Carry none of the pictures over; write out the complete data exactly.
Begin Supplied material
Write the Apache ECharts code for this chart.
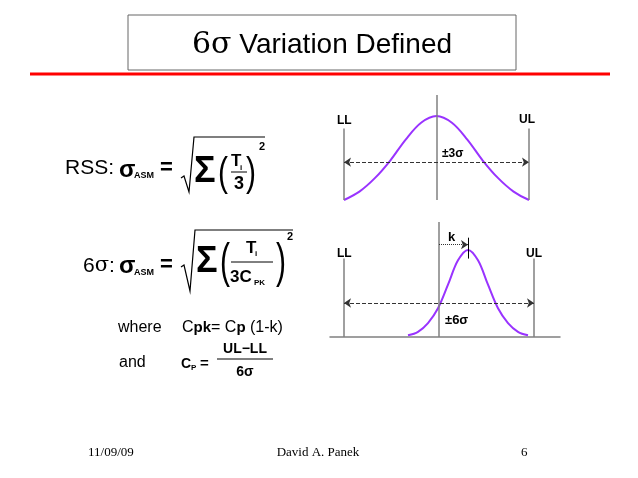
<!DOCTYPE html>
<html>
<head>
<meta charset="UTF-8">
<script src="https://cdn.jsdelivr.net/npm/echarts@6/dist/echarts.min.js"></script>
<style>
  html, body { margin: 0; padding: 0; background: #fff; }
  #chart { width: 638px; height: 478px; }
</style>
</head>
<body>
<div id="chart"></div>
<script>
// top curve: ±3σ inside limits
var topX = [-3, -2.5, -2, -1.5, -1, -0.5, 0, 0.5, 1, 1.5, 2, 2.5, 3];
var topY = [0, 0.1, 0.26, 0.47, 0.72, 0.92, 1, 0.92, 0.72, 0.47, 0.26, 0.1, 0];
// bottom curve: ±6σ, mean shifted by k
var botX = [-1.55, -1.05, -0.55, -0.05, 0.45, 0.95, 1.45, 1.95, 2.45, 2.95, 3.45, 3.95, 4.45];
var botY = [0.02, 0.06, 0.16, 0.33, 0.6, 0.88, 1, 0.88, 0.6, 0.33, 0.16, 0.06, 0.02];
var limitsTop = [-3, 3];
var limitsBot = [-4.75, 4.75];
var kMean = 1.45;

var purple = '#9933ff';
var gray = '#808080';
var font = 'Arial, "Liberation Sans", sans-serif';

function pairs(xs, ys) { return xs.map(function (x, i) { return [x, ys[i]]; }); }
function vline(x, y0, y1) { return [{ coord: [x, y0] }, { coord: [x, y1] }]; }

function txt(x, y, s, size, bold, extra) {
  var o = { type: 'text', x: x, y: y, style: { text: s, fontSize: size, fontFamily: font, fontWeight: bold ? 'bold' : 'normal', fill: '#000', verticalAlign: 'middle' } };
  if (extra) for (var k in extra) o.style[k] = extra[k];
  return o;
}
function paren(x, y, s, h) {
  return { type: 'text', x: x, y: y, scaleY: h, style: { text: s, fontSize: 30, fontFamily: font, fill: '#000', verticalAlign: 'middle' } };
}
function seg(pts, w) {
  return { type: 'polyline', shape: { points: pts }, style: { stroke: '#000', lineWidth: w || 1.2, fill: null } };
}

var chart = echarts.init(document.getElementById('chart'));
chart.setOption({
  animation: false,
  grid: [
    { left: 344, top: 95, width: 185, height: 105 },
    { left: 330, top: 222, width: 230, height: 115 }
  ],
  xAxis: [
    { gridIndex: 0, type: 'value', min: -3, max: 3, show: false },
    { gridIndex: 1, type: 'value', min: -5.45, max: 6.05, axisLine: { show: true, onZero: false, lineStyle: { color: gray, width: 1.5 } }, axisTick: { show: false }, axisLabel: { show: false }, splitLine: { show: false } }
  ],
  yAxis: [
    { gridIndex: 0, type: 'value', min: 0, max: 1.25, show: false },
    { gridIndex: 1, type: 'value', min: 0, max: 1.32, show: false }
  ],
  series: [
    {
      type: 'line', xAxisIndex: 0, yAxisIndex: 0, data: pairs(topX, topY), smooth: 0.35,
      showSymbol: false, lineStyle: { color: purple, width: 2 },
      markLine: {
        silent: true, symbol: 'none', label: { show: false },
        lineStyle: { color: gray, type: 'solid', width: 1.5 },
        data: [vline(limitsTop[0], 0, 0.85), vline(limitsTop[1], 0, 0.85), vline(0, 0, 1.25),
          [{ coord: [limitsTop[0], 0.45], symbol: 'arrow', lineStyle: { type: 'dashed', color: '#333', width: 1 } },
           { coord: [limitsTop[1], 0.45], symbol: 'arrow' }]],
        symbolSize: 7
      }
    },
    {
      type: 'line', xAxisIndex: 1, yAxisIndex: 1, data: pairs(botX, botY), smooth: 0.35,
      showSymbol: false, lineStyle: { color: purple, width: 2 },
      markLine: {
        silent: true, symbol: 'none', label: { show: false },
        lineStyle: { color: gray, type: 'solid', width: 1.5 },
        symbolSize: 7,
        data: [vline(limitsBot[0], 0, 0.9), vline(limitsBot[1], 0, 0.9), vline(0, 0, 1.32),
          [{ coord: [kMean, 0.9], lineStyle: { color: '#000', width: 1 } }, { coord: [kMean, 1.14] }],
          [{ coord: [0, 1.06], symbol: 'none', lineStyle: { type: 'dotted', color: '#333', width: 1 } },
           { coord: [kMean, 1.06], symbol: 'arrow' }],
          [{ coord: [limitsBot[0], 0.39], symbol: 'arrow', lineStyle: { type: 'dashed', color: '#333', width: 1 } },
           { coord: [limitsBot[1], 0.39], symbol: 'arrow' }]]
      }
    }
  ],
  graphic: [
    { type: 'rect', shape: { x: 128, y: 15, width: 388, height: 55 }, style: { fill: '#fff', stroke: '#666', lineWidth: 1 } },
    { type: 'line', shape: { x1: 30, y1: 74, x2: 610, y2: 74 }, style: { stroke: '#ff0000', lineWidth: 3 } },
    txt(322, 45, '{s|6σ} Variation Defined', 28, false, { align: 'center', rich: { s: { fontFamily: '"DejaVu Serif", serif', fontSize: 30 } } }),

    // RSS formula
    txt(65, 168, 'RSS:', 21),
    txt(119, 170, 'σ', 24, true),
    txt(134, 176, 'ASM', 9, true),
    txt(160, 168, '=', 22, true),
    seg([[181, 178], [184, 176], [189, 192], [194, 137], [265, 137]]),
    txt(194, 172, 'Σ', 36, true),
    paren(218, 175, '(', 1.35),
    paren(246, 175, ')', 1.35),
    txt(231, 161, 'T', 17, true),
    txt(240, 168, 'i', 8, true),
    seg([[231, 172], [247, 172]], 1),
    txt(234, 184, '3', 18, true),
    txt(259, 147, '2', 11, true),

    // 6 sigma formula
    txt(83, 266, '6{s|σ}:', 21, false, { rich: { s: { fontFamily: '"DejaVu Serif", serif', fontSize: 21 } } }),
    txt(119, 266, 'σ', 24, true),
    txt(134, 273, 'ASM', 9, true),
    txt(160, 265, '=', 22, true),
    seg([[181, 267], [184, 265], [190, 291], [195, 230], [293, 230]]),
    txt(196, 262, 'Σ', 36, true),
    paren(220, 264, '(', 1.6),
    paren(276, 264, ')', 1.6),
    txt(246, 248, 'T', 17, true),
    txt(255, 254, 'i', 8, true),
    seg([[231, 262], [273, 262]], 1),
    txt(230, 277, '3C', 17, true),
    txt(254, 283, 'PK', 8, true),
    txt(287, 237, '2', 11, true),

    // where / and
    txt(118, 328, 'where', 16),
    txt(182, 328, 'C{b|pk}= C{b|p} (1-k)', 16, false, { rich: { b: { fontSize: 15, fontWeight: 'bold', fontFamily: font } } }),
    txt(119, 363, 'and', 16),
    txt(181, 364, 'C', 14, true),
    txt(191, 368, 'P', 8, true),
    txt(200, 364, '=', 15, true),
    txt(245, 349, 'UL−LL', 14, true, { align: 'center' }),
    seg([[217, 359], [273, 359]], 1),
    txt(245, 372, '6σ', 14, true, { align: 'center' }),

    // curve labels
    txt(337, 121, 'LL', 12, true),
    txt(519, 120, 'UL', 12, true),
    txt(442, 154, '±3σ', 12, true),
    txt(337, 254, 'LL', 12, true),
    txt(526, 254, 'UL', 12, true),
    txt(448, 237, 'k', 13, true),
    txt(445, 320, '±6σ', 13, true),

    // footer
    txt(88, 453, '11/09/09', 13, false, { fontFamily: '"Liberation Serif", serif' }),
    txt(318, 453, 'David A. Panek', 13, false, { fontFamily: '"Liberation Serif", serif', align: 'center' }),
    txt(521, 453, '6', 13, false, { fontFamily: '"Liberation Serif", serif' })
  ]
});
</script>
</body>
</html>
End Supplied material
§ Correct result
Write the Apache ECharts code for this chart.
<!DOCTYPE html>
<html>
<head>
<meta charset="UTF-8">
<script src="https://cdn.jsdelivr.net/npm/echarts@6/dist/echarts.min.js"></script>
<style>
  html, body { margin: 0; padding: 0; background: #fff; }
  #chart { width: 638px; height: 478px; }
</style>
</head>
<body>
<div id="chart"></div>
<script>
// top curve: ±3σ inside limits
var topX = [-3, -2.5, -2, -1.5, -1, -0.5, 0, 0.5, 1, 1.5, 2, 2.5, 3];
var topY = [0, 0.1, 0.26, 0.47, 0.72, 0.92, 1, 0.92, 0.72, 0.47, 0.26, 0.1, 0];
// bottom curve: ±6σ, mean shifted by k
var botX = [-1.55, -1.05, -0.55, -0.05, 0.45, 0.95, 1.45, 1.95, 2.45, 2.95, 3.45, 3.95, 4.45];
var botY = [0.02, 0.06, 0.16, 0.33, 0.6, 0.88, 1, 0.88, 0.6, 0.33, 0.16, 0.06, 0.02];
var limitsTop = [-3, 3];
var limitsBot = [-4.75, 4.75];
var kMean = 1.45;

var purple = '#9933ff';
var gray = '#808080';
var font = 'Arial, "Liberation Sans", sans-serif';

function pairs(xs, ys) { return xs.map(function (x, i) { return [x, ys[i]]; }); }
function vline(x, y0, y1) { return [{ coord: [x, y0] }, { coord: [x, y1] }]; }

function txt(x, y, s, size, bold, extra) {
  var o = { type: 'text', x: x, y: y, style: { text: s, fontSize: size, fontFamily: font, fontWeight: bold ? 'bold' : 'normal', fill: '#000', verticalAlign: 'middle' } };
  if (extra) for (var k in extra) o.style[k] = extra[k];
  return o;
}
function paren(x, y, s, h) {
  return { type: 'text', x: x, y: y, scaleY: h, style: { text: s, fontSize: 30, fontFamily: font, fill: '#000', verticalAlign: 'middle' } };
}
function seg(pts, w) {
  return { type: 'polyline', shape: { points: pts }, style: { stroke: '#000', lineWidth: w || 1.2, fill: null } };
}

var chart = echarts.init(document.getElementById('chart'));
chart.setOption({
  animation: false,
  grid: [
    { left: 344, top: 95, width: 185, height: 105 },
    { left: 330, top: 222, width: 230, height: 115 }
  ],
  xAxis: [
    { gridIndex: 0, type: 'value', min: -3, max: 3, show: false },
    { gridIndex: 1, type: 'value', min: -5.45, max: 6.05, axisLine: { show: true, onZero: false, lineStyle: { color: gray, width: 1.5 } }, axisTick: { show: false }, axisLabel: { show: false }, splitLine: { show: false } }
  ],
  yAxis: [
    { gridIndex: 0, type: 'value', min: 0, max: 1.25, show: false },
    { gridIndex: 1, type: 'value', min: 0, max: 1.32, show: false }
  ],
  series: [
    {
      type: 'line', xAxisIndex: 0, yAxisIndex: 0, data: pairs(topX, topY), smooth: 0.35,
      showSymbol: false, lineStyle: { color: purple, width: 2 },
      markLine: {
        silent: true, symbol: 'none', label: { show: false },
        lineStyle: { color: gray, type: 'solid', width: 1.5 },
        data: [vline(limitsTop[0], 0, 0.85), vline(limitsTop[1], 0, 0.85), vline(0, 0, 1.25),
          [{ coord: [limitsTop[0], 0.45], symbol: 'arrow', lineStyle: { type: 'dashed', color: '#333', width: 1 } },
           { coord: [limitsTop[1], 0.45], symbol: 'arrow' }]],
        symbolSize: 7
      }
    },
    {
      type: 'line', xAxisIndex: 1, yAxisIndex: 1, data: pairs(botX, botY), smooth: 0.35,
      showSymbol: false, lineStyle: { color: purple, width: 2 },
      markLine: {
        silent: true, symbol: 'none', label: { show: false },
        lineStyle: { color: gray, type: 'solid', width: 1.5 },
        symbolSize: 7,
        data: [vline(limitsBot[0], 0, 0.9), vline(limitsBot[1], 0, 0.9), vline(0, 0, 1.32),
          [{ coord: [kMean, 0.9], lineStyle: { color: '#000', width: 1 } }, { coord: [kMean, 1.14] }],
          [{ coord: [0, 1.06], symbol: 'none', lineStyle: { type: 'dotted', color: '#333', width: 1 } },
           { coord: [kMean, 1.06], symbol: 'arrow' }],
          [{ coord: [limitsBot[0], 0.39], symbol: 'arrow', lineStyle: { type: 'dashed', color: '#333', width: 1 } },
           { coord: [limitsBot[1], 0.39], symbol: 'arrow' }]]
      }
    }
  ],
  graphic: [
    { type: 'rect', shape: { x: 128, y: 15, width: 388, height: 55 }, style: { fill: '#fff', stroke: '#666', lineWidth: 1 } },
    { type: 'line', shape: { x1: 30, y1: 74, x2: 610, y2: 74 }, style: { stroke: '#ff0000', lineWidth: 3 } },
    txt(322, 45, '{s|6σ} Variation Defined', 28, false, { align: 'center', rich: { s: { fontFamily: '"DejaVu Serif", serif', fontSize: 30 } } }),

    // RSS formula
    txt(65, 168, 'RSS:', 21),
    txt(119, 170, 'σ', 24, true),
    txt(134, 176, 'ASM', 9, true),
    txt(160, 168, '=', 22, true),
    seg([[181, 178], [184, 176], [189, 192], [194, 137], [265, 137]]),
    txt(194, 172, 'Σ', 36, true),
    paren(218, 175, '(', 1.35),
    paren(246, 175, ')', 1.35),
    txt(231, 161, 'T', 17, true),
    txt(240, 168, 'i', 8, true),
    seg([[231, 172], [247, 172]], 1),
    txt(234, 184, '3', 18, true),
    txt(259, 147, '2', 11, true),

    // 6 sigma formula
    txt(83, 266, '6{s|σ}:', 21, false, { rich: { s: { fontFamily: '"DejaVu Serif", serif', fontSize: 21 } } }),
    txt(119, 266, 'σ', 24, true),
    txt(134, 273, 'ASM', 9, true),
    txt(160, 265, '=', 22, true),
    seg([[181, 267], [184, 265], [190, 291], [195, 230], [293, 230]]),
    txt(196, 262, 'Σ', 36, true),
    paren(220, 264, '(', 1.6),
    paren(276, 264, ')', 1.6),
    txt(246, 248, 'T', 17, true),
    txt(255, 254, 'i', 8, true),
    seg([[231, 262], [273, 262]], 1),
    txt(230, 277, '3C', 17, true),
    txt(254, 283, 'PK', 8, true),
    txt(287, 237, '2', 11, true),

    // where / and
    txt(118, 328, 'where', 16),
    txt(182, 328, 'C{b|pk}= C{b|p} (1-k)', 16, false, { rich: { b: { fontSize: 15, fontWeight: 'bold', fontFamily: font } } }),
    txt(119, 363, 'and', 16),
    txt(181, 364, 'C', 14, true),
    txt(191, 368, 'P', 8, true),
    txt(200, 364, '=', 15, true),
    txt(245, 349, 'UL−LL', 14, true, { align: 'center' }),
    seg([[217, 359], [273, 359]], 1),
    txt(245, 372, '6σ', 14, true, { align: 'center' }),

    // curve labels
    txt(337, 121, 'LL', 12, true),
    txt(519, 120, 'UL', 12, true),
    txt(442, 154, '±3σ', 12, true),
    txt(337, 254, 'LL', 12, true),
    txt(526, 254, 'UL', 12, true),
    txt(448, 237, 'k', 13, true),
    txt(445, 320, '±6σ', 13, true),

    // footer
    txt(88, 453, '11/09/09', 13, false, { fontFamily: '"Liberation Serif", serif' }),
    txt(318, 453, 'David A. Panek', 13, false, { fontFamily: '"Liberation Serif", serif', align: 'center' }),
    txt(521, 453, '6', 13, false, { fontFamily: '"Liberation Serif", serif' })
  ]
});
</script>
</body>
</html>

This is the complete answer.